Records supplied:
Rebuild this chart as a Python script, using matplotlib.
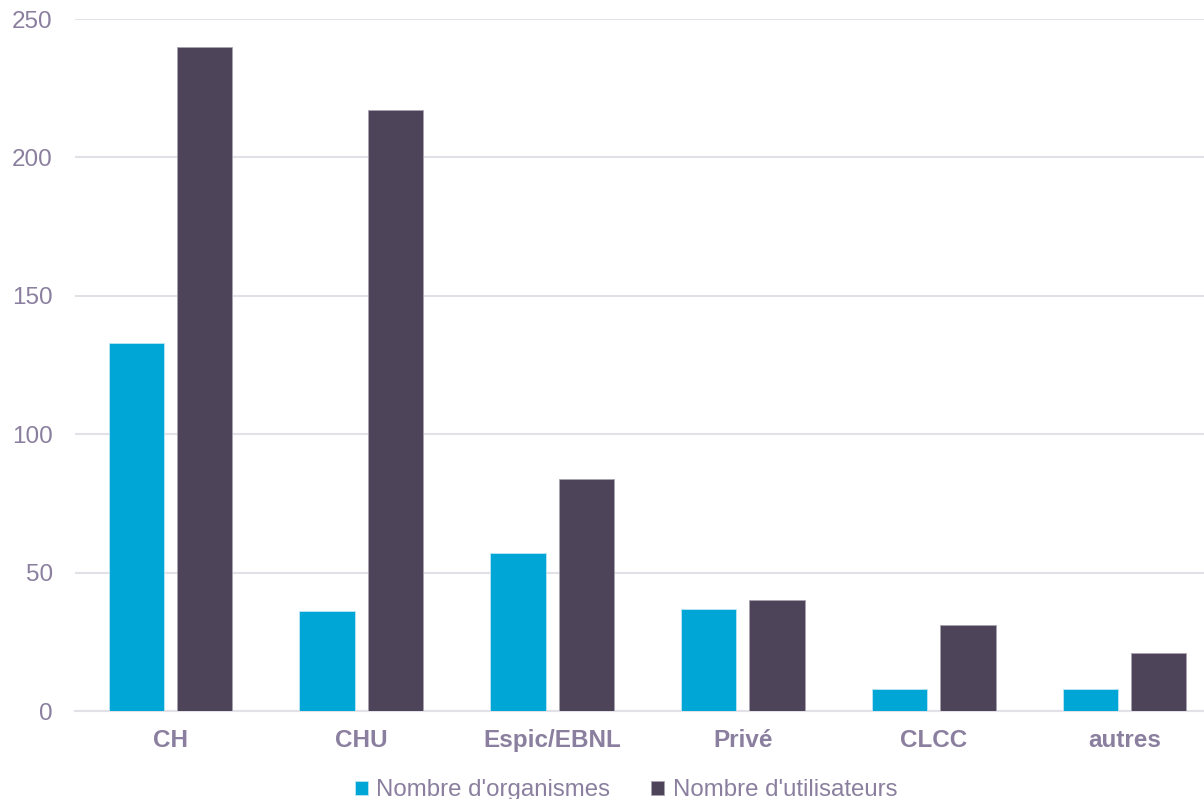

* * *

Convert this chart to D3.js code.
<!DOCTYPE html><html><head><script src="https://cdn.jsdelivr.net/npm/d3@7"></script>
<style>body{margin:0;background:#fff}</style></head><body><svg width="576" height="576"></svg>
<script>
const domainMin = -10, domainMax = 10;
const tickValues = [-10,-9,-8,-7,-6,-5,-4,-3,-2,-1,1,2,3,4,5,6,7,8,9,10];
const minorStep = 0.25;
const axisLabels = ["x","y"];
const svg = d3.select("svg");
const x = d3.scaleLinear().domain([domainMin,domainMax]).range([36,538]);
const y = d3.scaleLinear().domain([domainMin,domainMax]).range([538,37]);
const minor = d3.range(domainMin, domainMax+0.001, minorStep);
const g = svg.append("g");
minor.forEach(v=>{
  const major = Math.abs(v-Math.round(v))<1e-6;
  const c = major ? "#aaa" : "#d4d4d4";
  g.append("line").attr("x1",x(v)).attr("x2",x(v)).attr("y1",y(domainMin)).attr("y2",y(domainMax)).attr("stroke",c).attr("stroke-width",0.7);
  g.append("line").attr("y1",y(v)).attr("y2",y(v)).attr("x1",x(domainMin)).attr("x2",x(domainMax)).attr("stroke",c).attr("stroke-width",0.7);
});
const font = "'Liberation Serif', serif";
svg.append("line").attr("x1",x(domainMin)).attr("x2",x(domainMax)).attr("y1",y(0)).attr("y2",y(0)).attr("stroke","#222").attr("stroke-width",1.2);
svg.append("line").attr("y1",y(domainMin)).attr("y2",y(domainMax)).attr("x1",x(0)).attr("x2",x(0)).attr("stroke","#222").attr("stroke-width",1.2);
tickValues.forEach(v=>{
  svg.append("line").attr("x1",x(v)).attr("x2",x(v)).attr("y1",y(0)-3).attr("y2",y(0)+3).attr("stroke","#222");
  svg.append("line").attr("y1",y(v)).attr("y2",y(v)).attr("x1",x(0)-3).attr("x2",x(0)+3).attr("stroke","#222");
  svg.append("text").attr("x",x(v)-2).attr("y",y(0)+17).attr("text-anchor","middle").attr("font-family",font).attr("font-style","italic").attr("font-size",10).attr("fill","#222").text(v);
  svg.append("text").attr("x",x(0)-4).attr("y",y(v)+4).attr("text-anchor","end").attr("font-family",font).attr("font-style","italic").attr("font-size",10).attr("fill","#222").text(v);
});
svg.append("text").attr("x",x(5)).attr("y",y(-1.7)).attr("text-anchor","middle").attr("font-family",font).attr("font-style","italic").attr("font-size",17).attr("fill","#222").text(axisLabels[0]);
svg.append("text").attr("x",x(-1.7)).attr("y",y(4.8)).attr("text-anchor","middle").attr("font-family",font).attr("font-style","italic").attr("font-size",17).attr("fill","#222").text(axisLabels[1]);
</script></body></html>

---

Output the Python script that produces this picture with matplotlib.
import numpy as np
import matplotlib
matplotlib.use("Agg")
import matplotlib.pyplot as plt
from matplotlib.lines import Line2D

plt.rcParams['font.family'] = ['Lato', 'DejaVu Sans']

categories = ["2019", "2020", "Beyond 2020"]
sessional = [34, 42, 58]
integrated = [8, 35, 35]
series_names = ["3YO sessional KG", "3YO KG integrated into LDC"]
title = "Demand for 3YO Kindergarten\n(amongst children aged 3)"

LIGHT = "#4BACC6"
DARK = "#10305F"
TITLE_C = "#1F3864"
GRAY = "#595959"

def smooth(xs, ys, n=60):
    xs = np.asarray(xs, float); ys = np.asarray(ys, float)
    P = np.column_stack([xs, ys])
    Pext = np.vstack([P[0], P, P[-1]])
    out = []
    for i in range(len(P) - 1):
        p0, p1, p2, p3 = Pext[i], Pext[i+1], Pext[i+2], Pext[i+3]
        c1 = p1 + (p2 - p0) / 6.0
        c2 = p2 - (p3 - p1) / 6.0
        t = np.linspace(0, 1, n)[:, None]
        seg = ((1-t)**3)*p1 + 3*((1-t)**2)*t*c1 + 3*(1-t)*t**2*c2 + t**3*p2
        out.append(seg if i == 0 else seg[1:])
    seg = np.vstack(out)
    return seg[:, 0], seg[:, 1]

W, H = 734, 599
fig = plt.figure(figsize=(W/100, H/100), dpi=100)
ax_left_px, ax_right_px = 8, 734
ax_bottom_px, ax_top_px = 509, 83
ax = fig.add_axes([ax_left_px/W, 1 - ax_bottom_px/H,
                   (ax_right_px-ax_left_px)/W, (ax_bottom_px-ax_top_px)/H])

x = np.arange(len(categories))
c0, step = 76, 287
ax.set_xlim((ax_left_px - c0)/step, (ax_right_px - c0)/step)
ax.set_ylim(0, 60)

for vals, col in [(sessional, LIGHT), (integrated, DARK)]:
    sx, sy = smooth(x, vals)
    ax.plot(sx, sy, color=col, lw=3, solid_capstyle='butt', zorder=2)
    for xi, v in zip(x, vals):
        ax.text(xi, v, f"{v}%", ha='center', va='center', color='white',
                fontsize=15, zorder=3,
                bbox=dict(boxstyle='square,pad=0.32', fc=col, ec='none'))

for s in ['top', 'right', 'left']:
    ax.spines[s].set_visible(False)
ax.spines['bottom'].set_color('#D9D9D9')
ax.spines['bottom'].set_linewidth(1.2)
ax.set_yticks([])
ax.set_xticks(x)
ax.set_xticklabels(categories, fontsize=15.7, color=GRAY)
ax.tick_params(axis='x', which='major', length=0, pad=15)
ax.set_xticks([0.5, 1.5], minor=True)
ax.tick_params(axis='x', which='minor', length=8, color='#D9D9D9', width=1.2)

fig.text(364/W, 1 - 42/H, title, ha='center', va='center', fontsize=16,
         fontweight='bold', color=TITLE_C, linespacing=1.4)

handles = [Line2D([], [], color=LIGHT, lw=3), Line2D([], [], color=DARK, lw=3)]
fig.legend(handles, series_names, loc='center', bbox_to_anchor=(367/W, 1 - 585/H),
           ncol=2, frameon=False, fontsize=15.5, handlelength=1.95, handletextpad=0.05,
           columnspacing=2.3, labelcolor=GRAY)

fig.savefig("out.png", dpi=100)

Task requirements: Reproduce verbatim only the segment of the listing bounded by the line containing "Output the Python" and the line containing "plt.rcParams['font.family'] = ['Lato', 'DejaVu", with both boundary lines included.

Task output:
Output the Python script that produces this picture with matplotlib.
import numpy as np
import matplotlib
matplotlib.use("Agg")
import matplotlib.pyplot as plt
from matplotlib.lines import Line2D

plt.rcParams['font.family'] = ['Lato', 'DejaVu Sans']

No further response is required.